On the federal level, Congress has also moved to protect certain property owners from adverse possession. The Servicemember Residence Protection Act, which passed the House in 2025, would exclude a service member’s time on active duty from the calculation of any adverse possession period, preventing someone from squatting on a deployed service member’s property and running out the clock while they’re overseas.2Congress.gov. H.R.2334 – 119th Congress: Servicemember Residence Protection Act

What Property Owners Should Do if a Squatter Moves In

The exact steps depend on whether your state has passed a squatter ban law, but the general approach looks like this:

  • Document your ownership: Gather your deed, mortgage documents, property tax records, or any other proof that the property belongs to you. You may need a certified copy of the deed from your county recorder’s office.
  • Do not try to remove the occupant yourself: Changing locks, shutting off utilities, or physically confronting a squatter while they’re inside is considered a “self-help eviction” in most states and can expose you to legal liability, even when the person has no right to be there.
  • Contact law enforcement: In states with squatter ban laws, call the sheriff’s office and ask about the sworn complaint or affidavit process. In states without these laws, file a police report for trespassing and consult with an attorney about filing an unlawful detainer action.
  • Photograph everything: Document the condition of the property, any damage, and any signs of the occupant’s presence. This evidence matters if you later seek restitution for damage or lost rental income.
  • Secure the property after removal: Once the squatter is gone, change the locks immediately and take steps to prevent re-entry.

After removal, property owners in most states can pursue civil claims against the former squatter for property damage, lost rental value, court costs, and attorney fees. Whether it’s worth pursuing depends on whether the squatter has assets to collect against, which in many cases they don’t.

Preventing Squatting Before It Starts

The fastest removal process is still slower and more stressful than never having a squatter in the first place. If you own a property that sits vacant for any length of time, a few precautions go a long way:

  • Visit regularly: Checking on the property at least every couple of weeks is the single most effective deterrent. Squatters look for properties that appear abandoned.
  • Make the property look occupied: Timed interior lights, curtains that aren’t all drawn shut, and a maintained yard signal that someone is paying attention.
  • Install security cameras: Even a visible camera at the front door discourages entry, and footage is valuable evidence if someone does break in.
  • Ask for patrol checks: Many local police departments will add a vacant property to their drive-by patrol route if the owner requests it.
  • Secure all entry points: Deadbolts, reinforced door frames, and window locks matter more on a vacant property than an occupied one.
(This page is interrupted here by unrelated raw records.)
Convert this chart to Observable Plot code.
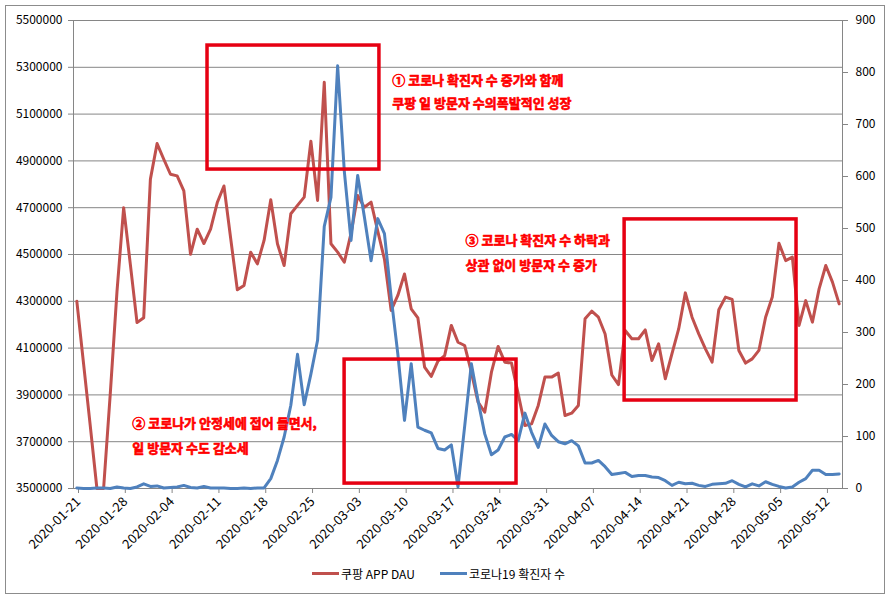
<!DOCTYPE html>
<html>
<head>
<meta charset="utf-8">
<script src="https://cdn.jsdelivr.net/npm/d3@7"></script>
<script src="https://cdn.jsdelivr.net/npm/@observablehq/plot@0.6"></script>
<style>
  html, body { margin: 0; padding: 0; background: #fff; }
  #wrap { position: relative; width: 892px; height: 600px; font-family: "Noto Sans CJK KR", "Noto Sans", sans-serif; }
  #border { position: absolute; left: 5px; top: 5px; width: 878px; height: 587px; border: 1px solid #8c8c8c; pointer-events: none; }
  #legend { position: absolute; top: 563px; left: 0; width: 892px; font-size: 12px; color: #000; }
  .item { position: absolute; top: 0; display: flex; align-items: center; height: 20px; }
  .sw { display: inline-block; width: 27px; height: 3px; margin-right: 2px; }
</style>
</head>
<body>
<div id="wrap">
  <div id="chart"></div>
  <div id="legend"></div>
  <div id="border"></div>
</div>
<script>
// ---- data ----
const firstDay = "2020-01-21";
const dayAfterLast = "2020-05-15";
const seriesNames = ["쿠팡 APP DAU", "코로나19 확진자 수"];
const dau = [
  4300000, 4035000, 3770000, 3500000, 3500000, 3905000, 4340000, 4700000, 4458000, 4209000,
  4230000, 4822000, 4974000, 4907000, 4843000, 4836000, 4772000, 4501000, 4608000, 4547000,
  4608000, 4722000, 4793000, 4570000, 4349000, 4368000, 4510000, 4460000, 4560000, 4734000,
  4546000, 4453000, 4674000, 4710000, 4745000, 4984000, 4731000, 5236000, 4546000, 4510000,
  4467000, 4590000, 4752000, 4702000, 4724000, 4600000, 4480000, 4261000, 4325000, 4417000,
  4268000, 4229000, 4019000, 3979000, 4044000, 4068000, 4197000, 4125000, 4111000, 3997000,
  3869000, 3826000, 3997000, 4107000, 4040000, 4036000, 3905000, 3769000, 3776000, 3855000,
  3976000, 3976000, 3993000, 3812000, 3822000, 3855000, 4225000, 4258000, 4232000, 4160000,
  3985000, 3944000, 4175000, 4140000, 4140000, 4178000, 4047000, 4118000, 3969000, 4076000,
  4182000, 4336000, 4232000, 4161000, 4097000, 4040000, 4264000, 4318000, 4308000, 4090000,
  4036000, 4054000, 4090000, 4232000, 4318000, 4548000, 4474000, 4489000, 4197000, 4303000,
  4211000, 4353000, 4453000, 4382000, 4289000
];
const cases = [
  1, 0, 0, 1, 1, 0, 3, 1, 0, 3,
  9, 4, 5, 1, 2, 3, 6, 2, 1, 4,
  1, 1, 1, 0, 0, 1, 0, 1, 1, 19,
  54, 99, 160, 258, 161, 220, 285, 504, 560, 813,
  610, 477, 602, 522, 438, 519, 490, 368, 259, 131,
  240, 118, 112, 107, 77, 74, 84, 3, 120, 240,
  169, 105, 65, 74, 99, 104, 92, 145, 108, 79,
  124, 102, 90, 86, 92, 82, 49, 49, 54, 42,
  27, 29, 31, 23, 25, 25, 22, 21, 15, 6,
  12, 9, 10, 6, 4, 8, 9, 10, 15, 8,
  3, 9, 5, 13, 8, 4, 1, 3, 12, 19,
  35, 35, 27, 27, 28
];
const xTickLabels = [
  "2020-01-21", "2020-01-28", "2020-02-04", "2020-02-11", "2020-02-18", "2020-02-25",
  "2020-03-03", "2020-03-10", "2020-03-17", "2020-03-24", "2020-03-31", "2020-04-07",
  "2020-04-14", "2020-04-21", "2020-04-28", "2020-05-05", "2020-05-12"
];
const leftTicks = [3500000, 3700000, 3900000, 4100000, 4300000, 4500000, 4700000, 4900000, 5100000, 5300000, 5500000];
const rightTicks = [0, 100, 200, 300, 400, 500, 600, 700, 800, 900];

// annotation boxes (date range, left-axis value range)
const boxX1 = ["2020-02-10T01:00", "2020-03-01T13:00", "2020-04-12T10:00"];
const boxX2 = ["2020-03-06T18:00", "2020-03-27T06:00", "2020-05-08T03:00"];
const boxY1 = [4863000, 3521000, 3876000];
const boxY2 = [5393000, 4051000, 4650000];
// annotation texts (left edge date, left-axis value)
const noteText = [
  "① 코로나 확진자 수 증가와 함께", "쿠팡 일 방문자 수의폭발적인 성장",
  "② 코로나가 안정세에 접어 들면서,", "일 방문자 수도 감소세",
  "③ 코로나 확진자 수 하락과", "상관 없이 방문자 수 증가"
];
const noteX = ["2020-03-08T16:00", "2020-03-08T16:00", "2020-01-29T19:00", "2020-01-29T19:00", "2020-03-19T15:00", "2020-03-19T15:00"];
const noteY = [5243000, 5145000, 3778000, 3671000, 4560000, 4453000];

// ---- build ----
const yMin = leftTicks[0], yMax = leftTicks[leftTicks.length - 1];
const rMax = rightTicks[rightTicks.length - 1];
const toLeft = v => yMin + v * (yMax - yMin) / rMax;
const fromLeft = v => Math.round((v - yMin) * rMax / (yMax - yMin));

const days = d3.utcDay.range(new Date(firstDay), new Date(dayAfterLast));
const rows = days.map((d, i) => ({date: d3.utcHour.offset(d, 12), dau: dau[i], cases: cases[i]}));
const boxes = boxX1.map((x, i) => ({x1: new Date(x + "Z"), x2: new Date(boxX2[i] + "Z"), y1: boxY1[i], y2: boxY2[i]}));
const notes = noteText.map((t, i) => ({text: t, x: new Date(noteX[i] + "Z"), y: noteY[i]}));

const RED = "#C0504D", BLUE = "#4F81BD", GRID = "#868686", BOX = "#E60012";

const chart = Plot.plot({
  width: 892,
  height: 600,
  marginLeft: 73,
  marginRight: 50,
  marginTop: 20,
  marginBottom: 112,
  style: {fontFamily: '"Noto Sans CJK KR", "Noto Sans", sans-serif', fontSize: "12px", color: "#000", background: "transparent", overflow: "visible"},
  x: {type: "utc", domain: [new Date(firstDay), new Date(dayAfterLast)]},
  y: {domain: [yMin, yMax]},
  marks: [
    Plot.gridY(leftTicks, {stroke: GRID, strokeOpacity: 1, strokeWidth: 1}),
    Plot.frame({stroke: GRID, strokeWidth: 1}),
    Plot.axisY(leftTicks, {anchor: "left", label: null, tickSize: 5, tickPadding: 6, stroke: GRID, tickFormat: d => String(d)}),
    Plot.axisY(rightTicks.map(toLeft), {anchor: "right", label: null, tickSize: 5, tickPadding: 8, stroke: GRID, tickFormat: d => String(fromLeft(d))}),
    Plot.axisX(xTickLabels.map(s => new Date(s)), {anchor: "bottom", label: null, tickSize: 5, tickPadding: 6, tickRotate: -45, dx: 5, fontSize: 13, stroke: GRID, tickFormat: d3.utcFormat("%Y-%m-%d")}),
    Plot.lineY(rows, {x: "date", y: "dau", stroke: RED, strokeWidth: 3, strokeLinejoin: "round"}),
    Plot.lineY(rows, {x: "date", y: d => toLeft(d.cases), stroke: BLUE, strokeWidth: 3, strokeLinejoin: "round"}),
    Plot.rect(boxes, {x1: "x1", x2: "x2", y1: "y1", y2: "y2", fill: "none", stroke: BOX, strokeWidth: 3.5}),
    Plot.text(notes, {x: "x", y: "y", text: "text", textAnchor: "start", fill: "#FF0000", stroke: "#FF0000", strokeWidth: 0.6, fontWeight: "bold", fontSize: 13})
  ]
});
document.getElementById("chart").appendChild(chart);

// legend
const legend = document.getElementById("legend");
const legendLeft = [312, 440];
const colors = [RED, BLUE];
seriesNames.forEach((name, i) => {
  const item = document.createElement("div");
  item.className = "item";
  item.style.left = legendLeft[i] + "px";
  const sw = document.createElement("span");
  sw.className = "sw";
  sw.style.background = colors[i];
  item.appendChild(sw);
  item.appendChild(document.createTextNode(name));
  legend.appendChild(item);
});
</script>
</body>
</html>
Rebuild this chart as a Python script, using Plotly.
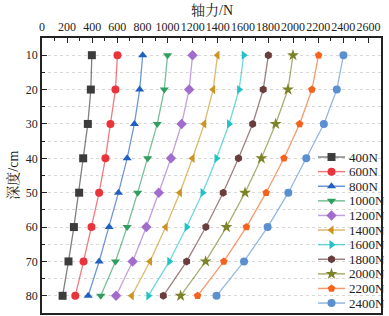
import plotly.graph_objects as go

depth = [10, 20, 30, 40, 50, 60, 70, 80]
series_names = ["400N", "600N", "800N", "1000N", "1200N", "1400N",
                "1600N", "1800N", "2000N", "2200N", "2400N"]
f400 = [397, 389, 365, 328, 296, 254, 211, 164]
f600 = [601, 585, 545, 505, 455, 394, 331, 265]
f800 = [802, 778, 736, 678, 609, 535, 455, 368]
f1000 = [1000, 974, 918, 842, 762, 678, 585, 468]
f1200 = [1199, 1172, 1112, 1027, 930, 831, 722, 590]
f1400 = [1398, 1363, 1292, 1199, 1098, 985, 860, 715]
f1600 = [1607, 1570, 1490, 1390, 1279, 1152, 1014, 847]
f1800 = [1803, 1762, 1678, 1565, 1443, 1305, 1152, 966]
f2000 = [1999, 1959, 1861, 1747, 1617, 1469, 1303, 1104]
f2200 = [2203, 2150, 2052, 1927, 1785, 1628, 1448, 1239]
f2400 = [2401, 2348, 2245, 2105, 1962, 1797, 1609, 1390]
values = [f400, f600, f800, f1000, f1200, f1400, f1600, f1800, f2000, f2200, f2400]
x_title = "轴力/N"
y_title = "深度/cm"

colors = ["#3c3c3c", "#e8343a", "#2260c0", "#2f9e5e", "#a26ccc", "#cc9420",
          "#20c2c8", "#6b3c3c", "#7c8226", "#f4621c", "#5b90d0"]
symbols = ["square", "circle", "triangle-up", "triangle-down", "diamond",
           "triangle-left", "triangle-right", "hexagon", "star", "pentagon", "circle"]


def rgba(h, a):
    h = h.lstrip("#")
    r, g, b = int(h[0:2], 16), int(h[2:4], 16), int(h[4:6], 16)
    return f"rgba({r},{g},{b},{a})"


FONT = "Liberation Serif, Times New Roman, Noto Serif CJK SC, Noto Sans CJK SC, serif"

W, H = 389, 316

fig = go.Figure()
for name, vals, c, s in zip(series_names, values, colors, symbols):
    fig.add_trace(go.Scatter(
        x=vals, y=depth, mode="lines+markers", name=name,
        line=dict(color=rgba(c, 0.65), width=1.3),
        marker=dict(color=c, symbol=s, size=9 if s == "star" else 8,
                    line=dict(width=0)),
        showlegend=False,
    ))

# compact legend drawn on an overlay axis (row index on y2)
annotations = []
for i, (name, c, s) in enumerate(zip(series_names, colors, symbols)):
    fig.add_trace(go.Scatter(
        x=[318, 345], y=[i, i], mode="lines", xaxis="x2", yaxis="y2",
        line=dict(color=rgba(c, 0.65), width=1.5), showlegend=False,
        hoverinfo="skip"))
    fig.add_trace(go.Scatter(
        x=[331.5], y=[i], mode="markers", xaxis="x2", yaxis="y2",
        marker=dict(color=c, symbol=s, size=9 if s == "star" else 8),
        showlegend=False, hoverinfo="skip", cliponaxis=False))
    annotations.append(dict(
        x=347, y=i, xref="x2", yref="y2", text=name, showarrow=False,
        xanchor="left", yanchor="middle",
        font=dict(family=FONT, size=13, color="#222")))

# axis titles
annotations.append(dict(x=0.5, y=1.1, xref="paper", yref="paper", text=x_title,
                        showarrow=False, xanchor="center", yanchor="middle",
                        font=dict(family=FONT, size=14, color="#222")))
annotations.append(dict(x=-0.088, y=0.5, xref="paper", yref="paper", text=y_title,
                        showarrow=False, xanchor="center", yanchor="middle",
                        textangle=-90,
                        font=dict(family=FONT, size=14, color="#222")))

fig.update_layout(
    width=W, height=H,
    margin=dict(l=42, r=8, t=38, b=3),
    paper_bgcolor="white", plot_bgcolor="white",
    font=dict(family=FONT, size=12, color="#222"),
    annotations=annotations,
    xaxis=dict(
        side="top", range=[0, 2700], tick0=0, dtick=200, tickangle=0,
        automargin=False,
        ticks="inside", ticklen=5, tickwidth=1.2, tickcolor="#222",
        minor=dict(dtick=100, ticks="inside", ticklen=3, tickwidth=1, tickcolor="#222"),
        showline=True, linecolor="#222", linewidth=1.5, mirror=True,
        showgrid=False, zeroline=False,
        tickfont=dict(size=12),
    ),
    yaxis=dict(
        range=[85, 5], tick0=10, dtick=10, automargin=False,
        ticks="inside", ticklen=5, tickwidth=1.2, tickcolor="#222",
        minor=dict(dtick=5, tick0=5, ticks="inside", ticklen=3, tickwidth=1,
                   tickcolor="#222", showgrid=True, gridcolor="#d8d8d8",
                   griddash="dot", gridwidth=1),
        showline=True, linecolor="#222", linewidth=1.5, mirror=True,
        showgrid=True, gridcolor="#d8d8d8", griddash="dot", gridwidth=1,
        zeroline=False,
        tickfont=dict(size=12),
    ),
    xaxis2=dict(range=[42, 381], overlaying="x", visible=False, fixedrange=True),
    yaxis2=dict(range=[10.68, -8.15], overlaying="y", visible=False, fixedrange=True),
)

# remove the browser's default 8px body margin so the figure sits at the window origin
fig.write_html("out.html", config={"displayModeBar": False},
               post_script="document.body.style.margin='0';")
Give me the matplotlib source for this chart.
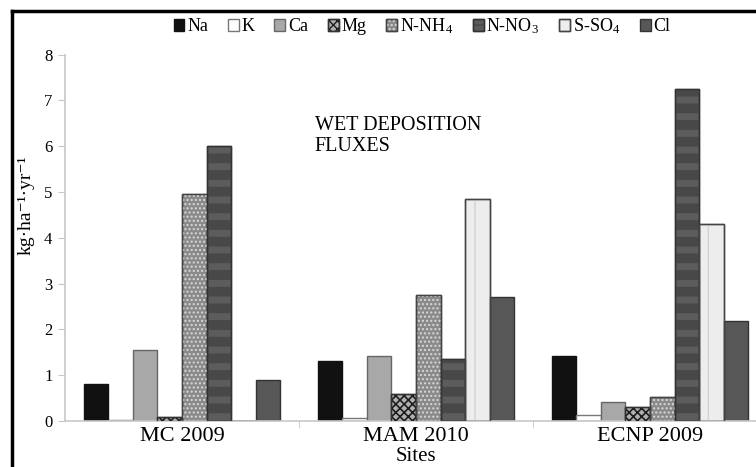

The faster you notice signs of forced entry, the faster you can react.
  • Handle mail and trash: Piled-up mail and overflowing trash cans are the clearest signals that nobody is home. Forward your mail and arrange for regular trash pickup.

The longer a squatter occupies a property unnoticed, the harder removal becomes, even in states with squatter ban laws. Catching the problem early, ideally within days, keeps the situation simple and the legal process straightforward.